Maintenance cost: Synchronous generators with slip rings require brush replacement every 12–18 months ($12,000–$18,000 per turbine/year). PMSGs eliminate brushes entirely; DFIGs reduce brush wear by 70% due to lower rotor voltage.

Exceptions: Where Synchronous Generators Still Appear

A few specialized applications retain synchronous generators:

Small-scale off-grid turbines (≤10 kW): Models like Bergey Excel-S (10 kW, 12 m rotor diameter) use permanent magnet synchronous generators without converters — relying on battery storage and inverters for load matching.
Hybrid microgrids with synchronous condensers: In Puerto Rico’s Adjuntas microgrid (2022), a 500 kW synchronous generator was retrofitted with a flywheel to emulate inertia — not as primary generation, but as grid-forming support alongside solar + battery + wind.
Research test beds: The National Renewable Energy Laboratory’s (NREL) 5-MW reference turbine platform has been tested with both DFIG and EESG configurations to quantify inertia response differences — but no commercial deployment followed.

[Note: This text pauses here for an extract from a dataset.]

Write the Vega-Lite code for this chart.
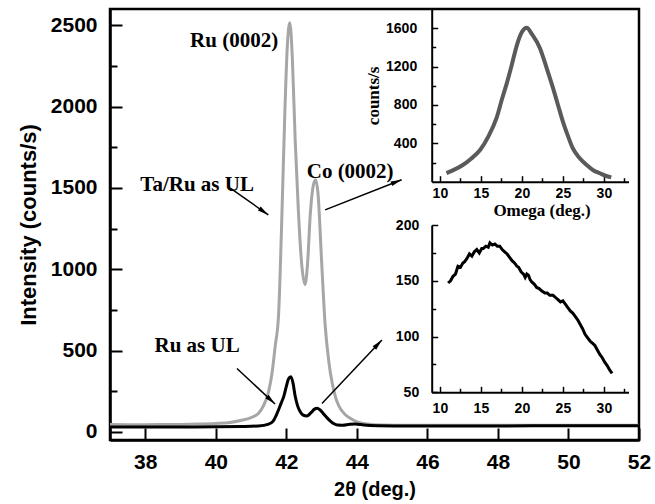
{
  "$schema": "https://vega.github.io/schema/vega-lite/v6.json",
  "autosize": {"type": "none"},
  "padding": {"left": 110, "top": 9, "right": 16, "bottom": 64},
  "width": 529,
  "height": 431,
  "background": "white",
  "config": {
    "view": {"stroke": "black", "strokeWidth": 2.5},
    "axis": {
      "grid": false, "domainColor": "black", "tickColor": "black", "labelColor": "black", "titleColor": "black",
      "labelFont": "Liberation Sans", "labelFontWeight": "bold", "titleFont": "Liberation Sans", "titleFontWeight": "bold",
      "labelOverlap": false, "labelFlush": false, "ticks": true
    }
  },
  "datasets": {
    "gray": [{"x":37,"y":45},{"x":37.5,"y":44},{"x":38,"y":44},{"x":38.5,"y":45},{"x":39,"y":46},{"x":39.5,"y":48},{"x":40,"y":52},{"x":40.4,"y":58},{"x":40.7,"y":70},{"x":41,"y":88},{"x":41.2,"y":112},{"x":41.35,"y":160},{"x":41.5,"y":250},{"x":41.6,"y":370},{"x":41.68,"y":520},{"x":41.78,"y":720},{"x":41.87,"y":1300},{"x":41.96,"y":1980},{"x":42.03,"y":2380},{"x":42.1,"y":2515},{"x":42.17,"y":2300},{"x":42.25,"y":1800},{"x":42.34,"y":1365},{"x":42.44,"y":1020},{"x":42.53,"y":905},{"x":42.6,"y":1030},{"x":42.68,"y":1340},{"x":42.76,"y":1510},{"x":42.83,"y":1550},{"x":42.9,"y":1460},{"x":43,"y":1050},{"x":43.1,"y":660},{"x":43.2,"y":440},{"x":43.3,"y":300},{"x":43.4,"y":210},{"x":43.5,"y":155},{"x":43.65,"y":110},{"x":43.8,"y":85},{"x":44,"y":62},{"x":44.3,"y":48},{"x":44.7,"y":42},{"x":45.5,"y":40},{"x":47,"y":40},{"x":49,"y":41},{"x":51,"y":41},{"x":52,"y":41}],
    "black": [{"x":37,"y":30},{"x":38,"y":30},{"x":39,"y":30},{"x":40,"y":31},{"x":40.7,"y":33},{"x":41.2,"y":36},{"x":41.5,"y":48},{"x":41.62,"y":65},{"x":41.73,"y":110},{"x":41.85,"y":175},{"x":41.93,"y":220},{"x":42,"y":280},{"x":42.06,"y":325},{"x":42.13,"y":339},{"x":42.19,"y":300},{"x":42.25,"y":220},{"x":42.32,"y":160},{"x":42.39,"y":125},{"x":42.48,"y":103},{"x":42.58,"y":97},{"x":42.7,"y":118},{"x":42.8,"y":140},{"x":42.87,"y":145},{"x":42.95,"y":136},{"x":43.05,"y":112},{"x":43.14,"y":90},{"x":43.25,"y":66},{"x":43.35,"y":50},{"x":43.45,"y":42},{"x":43.6,"y":41},{"x":43.8,"y":47},{"x":43.95,"y":48},{"x":44.2,"y":42},{"x":44.6,"y":38},{"x":45.5,"y":36},{"x":47,"y":36},{"x":49,"y":37},{"x":52,"y":37}],
    "arrows": [{"id":"taru","x":40.41,"y":1499,"xe":41.49,"ye":1334},{"id":"co","x":43.1,"y":1365,"xe":45.27,"ye":1550},{"id":"ru","x":40.6,"y":390,"xe":41.68,"ye":171},{"id":"low","x":43.01,"y":175,"xe":44.71,"ye":565}],
    "labels": [{"text":"Ru (0002)","x":40.52,"y":2405},{"text":"Ta/Ru as UL","x":39.47,"y":1519},{"text":"Co (0002)","x":43.81,"y":1599},{"text":"Ru as UL","x":39.47,"y":528}],
    "rocking": [{"omega":10.8,"counts":90},{"omega":11.5,"counts":115},{"omega":12.8,"counts":174},{"omega":13.8,"counts":240},{"omega":14.9,"counts":330},{"omega":15.9,"counts":470},{"omega":16.9,"counts":662},{"omega":17.6,"counts":870},{"omega":18.1,"counts":1009},{"omega":18.8,"counts":1230},{"omega":19.4,"counts":1427},{"omega":20,"counts":1560},{"omega":20.6,"counts":1605},{"omega":21.2,"counts":1540},{"omega":22.2,"counts":1392},{"omega":23,"counts":1190},{"omega":23.8,"counts":975},{"omega":24.4,"counts":800},{"omega":25,"counts":626},{"omega":25.6,"counts":480},{"omega":26.2,"counts":349},{"omega":27,"counts":250},{"omega":27.9,"counts":174},{"omega":28.7,"counts":120},{"omega":29.5,"counts":88},{"omega":30.2,"counts":62},{"omega":30.9,"counts":45}],
    "scan": [{"omega":11,"counts":148},{"omega":11.3,"counts":150},{"omega":11.6,"counts":154},{"omega":11.9,"counts":156},{"omega":12.2,"counts":163},{"omega":12.5,"counts":162},{"omega":12.8,"counts":166},{"omega":13,"counts":167},{"omega":13.3,"counts":170},{"omega":13.6,"counts":174},{"omega":13.9,"counts":172},{"omega":14.2,"counts":176},{"omega":14.5,"counts":178},{"omega":14.8,"counts":175},{"omega":15.1,"counts":179},{"omega":15.3,"counts":179},{"omega":15.6,"counts":181},{"omega":15.9,"counts":180},{"omega":16.1,"counts":184},{"omega":16.4,"counts":182},{"omega":16.7,"counts":183},{"omega":17,"counts":181},{"omega":17.3,"counts":181},{"omega":17.6,"counts":178},{"omega":17.9,"counts":176},{"omega":18.2,"counts":174},{"omega":18.5,"counts":171},{"omega":18.8,"counts":168},{"omega":19.1,"counts":166},{"omega":19.4,"counts":163},{"omega":19.6,"counts":162},{"omega":19.9,"counts":158},{"omega":20.2,"counts":156},{"omega":20.4,"counts":153},{"omega":20.6,"counts":156},{"omega":20.8,"counts":155},{"omega":21,"counts":151},{"omega":21.2,"counts":149},{"omega":21.5,"counts":147},{"omega":21.8,"counts":144},{"omega":22.1,"counts":143},{"omega":22.4,"counts":141},{"omega":22.8,"counts":139},{"omega":23.1,"counts":139},{"omega":23.4,"counts":137},{"omega":23.8,"counts":137},{"omega":24.1,"counts":135},{"omega":24.4,"counts":133},{"omega":24.7,"counts":131},{"omega":25,"counts":132},{"omega":25.3,"counts":129},{"omega":25.6,"counts":126},{"omega":25.9,"counts":123},{"omega":26.2,"counts":121},{"omega":26.5,"counts":118},{"omega":26.8,"counts":115},{"omega":27.1,"counts":111},{"omega":27.4,"counts":107},{"omega":27.7,"counts":102},{"omega":28,"counts":99},{"omega":28.3,"counts":96},{"omega":28.6,"counts":94},{"omega":28.9,"counts":92},{"omega":29.2,"counts":88},{"omega":29.5,"counts":84},{"omega":29.8,"counts":81},{"omega":30.1,"counts":77},{"omega":30.4,"counts":74},{"omega":30.7,"counts":70},{"omega":31,"counts":67}]
  },
  "layer": [
    {
      "layer": [
        {
          "data": {"name": "gray"},
          "mark": {"type": "line", "color": "#a6a6a6", "strokeWidth": 3, "interpolate": "monotone"},
          "encoding": {
            "x": {"field": "x", "type": "quantitative", "scale": {"domain": [37, 52], "nice": false, "zero": false},
              "axis": {"title": "2θ (deg.)", "values": [38,39,40,41,42,43,44,45,46,47,48,49,50,51,52], "format": "d",
                "labelExpr": "datum.value % 2 === 0 ? datum.label : ''",
                "tickSize": {"expr": "datum.value % 2 === 0 ? -12 : -7"},
                "labelPadding": 23, "labelFontSize": 21, "titleFontSize": 20, "titlePadding": 7,
                "domainWidth": 2.5, "tickWidth": 2}},
            "y": {"field": "y", "type": "quantitative", "scale": {"domain": [-50, 2600], "nice": false, "zero": false},
              "axis": {"title": "Intensity (counts/s)", "values": [0,250,500,750,1000,1250,1500,1750,2000,2250,2500], "format": "d",
                "labelExpr": "datum.value % 500 === 0 ? datum.label : ''",
                "tickSize": {"expr": "datum.value % 500 === 0 ? -12 : -7"},
                "labelPadding": 25, "labelFontSize": 21, "titleFontSize": 22, "titlePadding": 10,
                "domainWidth": 2.5, "tickWidth": 2}}
          }
        },
        {
          "data": {"name": "black"},
          "mark": {"type": "line", "color": "black", "strokeWidth": 3, "interpolate": "monotone"},
          "encoding": {"x": {"field": "x", "type": "quantitative"}, "y": {"field": "y", "type": "quantitative"}}
        },
        {
          "data": {"name": "arrows"},
          "mark": {"type": "rule", "color": "black", "strokeWidth": 1.5},
          "encoding": {"x": {"field": "x", "type": "quantitative"}, "y": {"field": "y", "type": "quantitative"}, "x2": {"field": "xe"}, "y2": {"field": "ye"}}
        },
        {
          "data": {"name": "arrows"},
          "transform": [{"filter": "datum.id === 'taru'"}],
          "mark": {"type": "point", "shape": "M0,0L0.4,1.8L-0.4,1.8Z", "filled": true, "color": "black", "opacity": 1, "size": 150, "angle": 125},
          "encoding": {"x": {"field": "xe", "type": "quantitative"}, "y": {"field": "ye", "type": "quantitative"}}
        },
        {
          "data": {"name": "arrows"},
          "transform": [{"filter": "datum.id === 'co'"}],
          "mark": {"type": "point", "shape": "M0,0L0.4,1.8L-0.4,1.8Z", "filled": true, "color": "black", "opacity": 1, "size": 150, "angle": 69},
          "encoding": {"x": {"field": "xe", "type": "quantitative"}, "y": {"field": "ye", "type": "quantitative"}}
        },
        {
          "data": {"name": "arrows"},
          "transform": [{"filter": "datum.id === 'ru'"}],
          "mark": {"type": "point", "shape": "M0,0L0.4,1.8L-0.4,1.8Z", "filled": true, "color": "black", "opacity": 1, "size": 150, "angle": 133},
          "encoding": {"x": {"field": "xe", "type": "quantitative"}, "y": {"field": "ye", "type": "quantitative"}}
        },
        {
          "data": {"name": "arrows"},
          "transform": [{"filter": "datum.id === 'low'"}],
          "mark": {"type": "point", "shape": "M0,0L0.4,1.8L-0.4,1.8Z", "filled": true, "color": "black", "opacity": 1, "size": 150, "angle": 43},
          "encoding": {"x": {"field": "xe", "type": "quantitative"}, "y": {"field": "ye", "type": "quantitative"}}
        },
        {
          "data": {"name": "labels"},
          "mark": {"type": "text", "font": "Liberation Serif", "fontWeight": "bold", "fontSize": 21, "color": "black", "align": "center", "baseline": "middle"},
          "encoding": {"x": {"field": "x", "type": "quantitative"}, "y": {"field": "y", "type": "quantitative"}, "text": {"field": "text"}}
        }
      ]
    },
    {
      "data": {"name": "rocking"},
      "mark": {"type": "line", "color": "#5a5a5a", "strokeWidth": 4, "interpolate": "monotone"},
      "encoding": {
        "x": {"field": "omega", "type": "quantitative", "scale": {"domain": [9, 33], "range": [321.7, 518.5], "nice": false, "zero": false},
          "axis": {"orient": "bottom", "offset": -258.3, "title": "Omega (deg.)", "values": [10,12.5,15,17.5,20,22.5,25,27.5,30,32.5],
            "labelExpr": "datum.value % 5 === 0 ? datum.label : ''",
            "tickSize": {"expr": "datum.value % 5 === 0 ? -6 : -4"},
            "labelPadding": 11, "labelFontSize": 14, "titleFont": "Liberation Serif", "titleFontSize": 17, "titlePadding": 0, "titleX": 431.5,
            "domainWidth": 2, "tickWidth": 1.5}},
        "y": {"field": "counts", "type": "quantitative", "scale": {"domain": [0, 1800], "range": [172.7, 0], "nice": false, "zero": false},
          "axis": {"orient": "left", "offset": -321.7, "title": "counts/s", "values": [200,400,600,800,1000,1200,1400,1600], "format": "d",
            "labelExpr": "datum.value % 400 === 0 ? datum.label : ''",
            "tickSize": {"expr": "datum.value % 400 === 0 ? -6 : -4"},
            "labelPadding": 21, "labelFontSize": 14, "titleFont": "Liberation Serif", "titleFontSize": 17, "titlePadding": 3,
            "domainWidth": 2, "tickWidth": 1.5}}
      }
    },
    {
      "data": {"name": "scan"},
      "mark": {"type": "line", "color": "black", "strokeWidth": 3},
      "encoding": {
        "x": {"field": "omega", "type": "quantitative", "scale": {"domain": [9, 33], "range": [321.7, 518.5], "nice": false, "zero": false},
          "axis": {"orient": "bottom", "offset": -47.7, "title": null, "values": [10,12.5,15,17.5,20,22.5,25,27.5,30,32.5],
            "labelExpr": "datum.value % 5 === 0 ? datum.label : ''",
            "tickSize": {"expr": "datum.value % 5 === 0 ? -6 : -4"},
            "labelPadding": 15, "labelFontSize": 14, "domainWidth": 2, "tickWidth": 1.5}},
        "y": {"field": "counts", "type": "quantitative", "scale": {"domain": [50, 200], "range": [383.3, 216], "nice": false, "zero": false},
          "axis": {"orient": "left", "offset": -321.7, "title": null, "values": [50,75,100,125,150,175,200], "format": "d",
            "labelExpr": "datum.value % 50 === 0 ? datum.label : ''",
            "tickSize": {"expr": "datum.value % 50 === 0 ? -6 : -4"},
            "labelPadding": 19, "labelFontSize": 14, "domainWidth": 2, "tickWidth": 1.5}}
      }
    }
  ],
  "resolve": {"scale": {"x": "independent", "y": "independent"}, "axis": {"x": "independent", "y": "independent"}}
}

Future Outlook: Grid Code Evolution and Synchronous Behavior Emulation

As grids phase out conventional thermal plants, grid operators increasingly demand wind turbines to behave synchronously — even if they aren’t physically synchronous. New standards reflect this:

The European Network Code on Requirements for Grid Connection Applicable to all Generators (RfG) mandates synthetic inertia response from all new wind plants >500 kW commissioned after 2024.
ERCOT (Texas) requires wind farms ≥10 MW to provide 100 ms fault ride-through and reactive current injection during voltage dips — functions enabled exclusively by full-scale converters.
Vestas’ V150-4.2 MW turbines (deployed at Sweden’s Markbygden Phase 1, 1,101 MW) use advanced PMSG controls to emulate 3–5 seconds of virtual inertia — equivalent to ~15–25 MW·s of stored kinetic energy.

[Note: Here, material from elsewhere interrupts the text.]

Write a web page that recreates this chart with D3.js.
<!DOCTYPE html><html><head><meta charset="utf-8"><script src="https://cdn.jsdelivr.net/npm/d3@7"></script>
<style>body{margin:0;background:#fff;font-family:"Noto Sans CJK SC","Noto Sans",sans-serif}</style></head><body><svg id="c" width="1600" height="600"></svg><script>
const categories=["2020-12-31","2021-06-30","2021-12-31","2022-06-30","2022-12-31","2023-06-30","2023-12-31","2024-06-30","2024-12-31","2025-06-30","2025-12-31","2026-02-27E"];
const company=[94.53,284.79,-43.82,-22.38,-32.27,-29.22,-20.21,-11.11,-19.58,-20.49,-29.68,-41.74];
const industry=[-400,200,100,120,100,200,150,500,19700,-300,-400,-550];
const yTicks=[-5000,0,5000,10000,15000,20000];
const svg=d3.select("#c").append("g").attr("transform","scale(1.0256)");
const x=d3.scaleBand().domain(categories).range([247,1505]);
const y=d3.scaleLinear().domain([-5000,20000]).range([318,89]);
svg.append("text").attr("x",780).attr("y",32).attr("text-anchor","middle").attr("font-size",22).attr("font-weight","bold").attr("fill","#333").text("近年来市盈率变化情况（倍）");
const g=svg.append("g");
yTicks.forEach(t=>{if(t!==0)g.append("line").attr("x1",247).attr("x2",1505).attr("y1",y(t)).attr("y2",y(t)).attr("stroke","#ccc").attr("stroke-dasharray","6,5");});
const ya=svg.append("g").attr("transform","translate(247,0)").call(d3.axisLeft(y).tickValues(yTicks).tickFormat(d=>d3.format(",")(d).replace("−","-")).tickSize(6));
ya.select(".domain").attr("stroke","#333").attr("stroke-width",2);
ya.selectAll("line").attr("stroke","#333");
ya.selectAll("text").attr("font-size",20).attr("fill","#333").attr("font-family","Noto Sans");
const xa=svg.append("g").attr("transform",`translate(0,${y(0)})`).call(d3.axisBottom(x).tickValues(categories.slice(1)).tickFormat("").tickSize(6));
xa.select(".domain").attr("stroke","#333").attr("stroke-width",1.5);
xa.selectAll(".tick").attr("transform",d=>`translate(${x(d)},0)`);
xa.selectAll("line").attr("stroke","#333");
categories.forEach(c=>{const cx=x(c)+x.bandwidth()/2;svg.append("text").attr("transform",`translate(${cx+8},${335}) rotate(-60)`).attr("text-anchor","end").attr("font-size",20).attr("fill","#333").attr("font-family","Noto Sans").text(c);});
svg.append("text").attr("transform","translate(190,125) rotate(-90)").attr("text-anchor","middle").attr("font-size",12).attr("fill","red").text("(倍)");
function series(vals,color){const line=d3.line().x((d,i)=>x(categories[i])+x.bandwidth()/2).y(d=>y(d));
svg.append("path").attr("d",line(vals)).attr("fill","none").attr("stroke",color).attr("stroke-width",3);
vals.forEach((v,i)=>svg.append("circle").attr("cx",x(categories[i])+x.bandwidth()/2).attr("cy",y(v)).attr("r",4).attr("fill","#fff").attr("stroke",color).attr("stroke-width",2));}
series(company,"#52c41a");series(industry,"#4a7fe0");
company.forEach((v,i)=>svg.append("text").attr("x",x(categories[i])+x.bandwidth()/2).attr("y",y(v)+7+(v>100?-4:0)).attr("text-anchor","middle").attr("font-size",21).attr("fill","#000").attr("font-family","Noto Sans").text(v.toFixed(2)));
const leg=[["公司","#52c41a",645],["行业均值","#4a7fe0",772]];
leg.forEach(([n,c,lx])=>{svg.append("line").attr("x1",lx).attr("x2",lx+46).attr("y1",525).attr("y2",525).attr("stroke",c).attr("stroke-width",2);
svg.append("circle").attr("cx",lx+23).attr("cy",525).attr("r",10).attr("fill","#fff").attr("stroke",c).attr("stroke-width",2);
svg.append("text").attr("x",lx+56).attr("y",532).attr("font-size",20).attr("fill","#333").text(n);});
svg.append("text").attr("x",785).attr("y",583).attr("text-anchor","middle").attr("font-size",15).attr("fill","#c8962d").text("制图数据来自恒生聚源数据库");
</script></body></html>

This trend confirms that physical synchronicity matters less than functional grid-support capability — and modern power electronics deliver superior, more flexible performance.

Do any modern wind turbines use synchronous generators?

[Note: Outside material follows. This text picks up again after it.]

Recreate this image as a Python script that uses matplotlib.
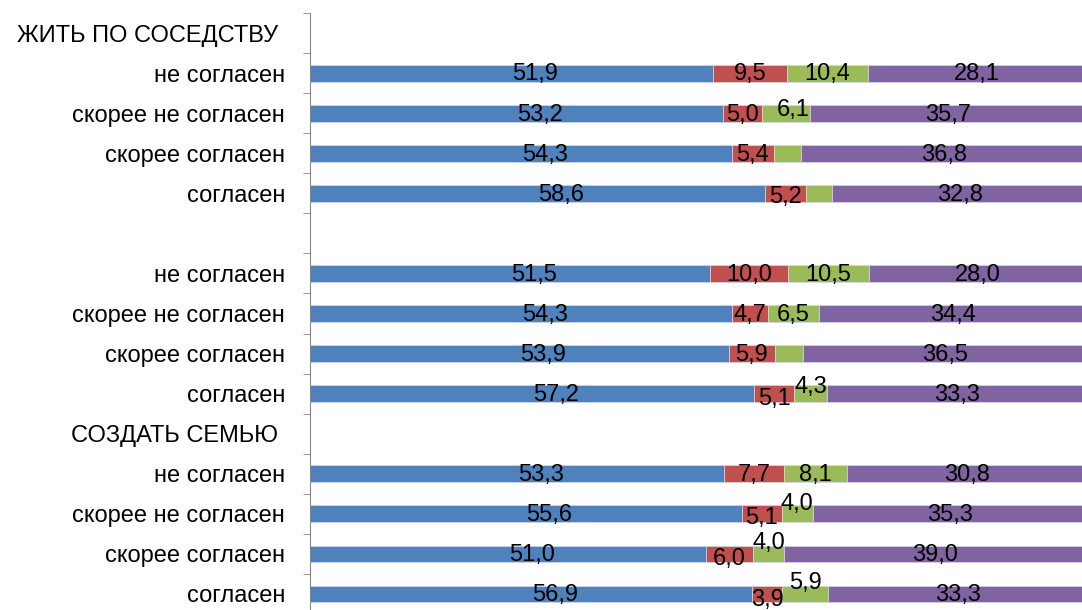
import numpy as np
import matplotlib.pyplot as plt

plt.rcParams['font.family'] = ['Liberation Sans', 'DejaVu Sans']

# rows from top to bottom; None = header / empty row without a bar
labels = ['ЖИТЬ ПО СОСЕДСТВУ ',
          'не согласен', 'скорее не согласен', 'скорее согласен', 'согласен',
          '',
          'не согласен', 'скорее не согласен', 'скорее согласен', 'согласен',
          'СОЗДАТЬ СЕМЬЮ ',
          'не согласен', 'скорее не согласен', 'скорее согласен', 'согласен']

blue = [None, 51.9, 53.2, 54.3, 58.6, None, 51.5, 54.3, 53.9, 57.2, None, 53.3, 55.6, 51.0, 56.9]
red = [None, 9.5, 5.0, 5.4, 5.2, None, 10.0, 4.7, 5.9, 5.1, None, 7.7, 5.1, 6.0, 3.9]
green = [None, 10.4, 6.1, 3.5, 3.4, None, 10.5, 6.5, 3.7, 4.3, None, 8.1, 4.0, 4.0, 5.9]
purple = [None, 28.1, 35.7, 36.8, 32.8, None, 28.0, 34.4, 36.5, 33.3, None, 30.8, 35.3, 39.0, 33.3]

series = [blue, red, green, purple]
colors = ['#4F81BD', '#C0504D', '#9BBB59', '#8064A2']

# labels hidden in the reference (row, series)
hidden = {(3, 2), (4, 2), (8, 2)}
# manual label nudges in points (row, series): (dx, dy)
nudge = {(2, 2): (5, 3), (9, 2): (0, 6), (12, 2): (0, 8), (13, 2): (0, 9),
         (14, 2): (0, 9), (9, 1): (0, -3), (12, 1): (0, -2), (13, 1): (0, -3),
         (14, 1): (0, -3), (4, 1): (0, -2)}

fig = plt.figure(figsize=(10.82, 6.10), dpi=100)
ax = fig.add_axes([0.2865, -0.0066, 0.7181, 0.9853])

y = np.arange(len(labels))
left = np.zeros(len(labels))
for s, (vals, c) in enumerate(zip(series, colors)):
    v = np.array([np.nan if x is None else x for x in vals])
    w = np.nan_to_num(v)
    ax.barh(y, w, left=left, height=0.42, color=c, edgecolor='#D8D8E8', linewidth=0.5)
    for i, x in enumerate(vals):
        if x is None or (i, s) in hidden:
            continue
        dx, dy = nudge.get((i, s), (0, 0))
        if s == 0:
            dx += 17
        ax.annotate(f'{x:.1f}'.replace('.', ','), (left[i] + x / 2, i),
                    xytext=(dx, dy - 1), textcoords='offset points',
                    ha='center', va='center', fontsize=17, color='black')
    left += w

ax.set_xlim(0, 100)
ax.set_ylim(len(labels) - 0.5, -0.5)
ax.set_yticks(y)
ax.set_yticklabels(labels, fontsize=17)
ax.set_yticks(np.arange(len(labels) + 1) - 0.5, minor=True)
ax.tick_params(axis='y', which='major', length=0, pad=18)
ax.tick_params(axis='y', which='minor', length=5, color='#868686', direction='out')
ax.set_xticks([])
for sp in ['top', 'right', 'bottom']:
    ax.spines[sp].set_visible(False)
ax.spines['left'].set_color('#868686')

fig.savefig('out.png', dpi=100)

Yes — but almost always with full-scale power converters. Goldwind’s 4.5 MW EESG turbines (Gansu, China) and some Siemens Gamesa offshore prototypes use them. None connect directly to the grid without conversion.

Why do most wind turbines use induction or permanent magnet generators instead?

Because they enable variable-speed operation, increasing annual energy production by 15–22%, reducing mechanical stress, and allowing precise grid support — all at acceptable cost premiums (Lazard: $15–25/MWh LCOE delta).

Can a wind turbine act like a synchronous generator without being one?

Yes — using grid-forming inverters and synthetic inertia algorithms. GE’s Cypress platform and Vestas’ Active Power Control system emulate synchronous behavior, providing voltage regulation and frequency response indistinguishable from thermal plants.

Is synchronous generation required for grid stability?

No — but synchronous behavior (inertia, fault current, voltage support) is. Modern wind plants meet these requirements electronically. The UK’s Hornsea 2 delivers 100% of statutory grid code compliance using PMSG + full converter — no rotating mass needed.

What’s the largest wind farm using synchronous generators?

None currently operate at scale with direct-connected synchronous generators. The largest project using synchronous generators with full converters is Goldwind’s Gansu complex (7.9 GW), but it relies entirely on power electronics for grid interface — not synchronous rotation.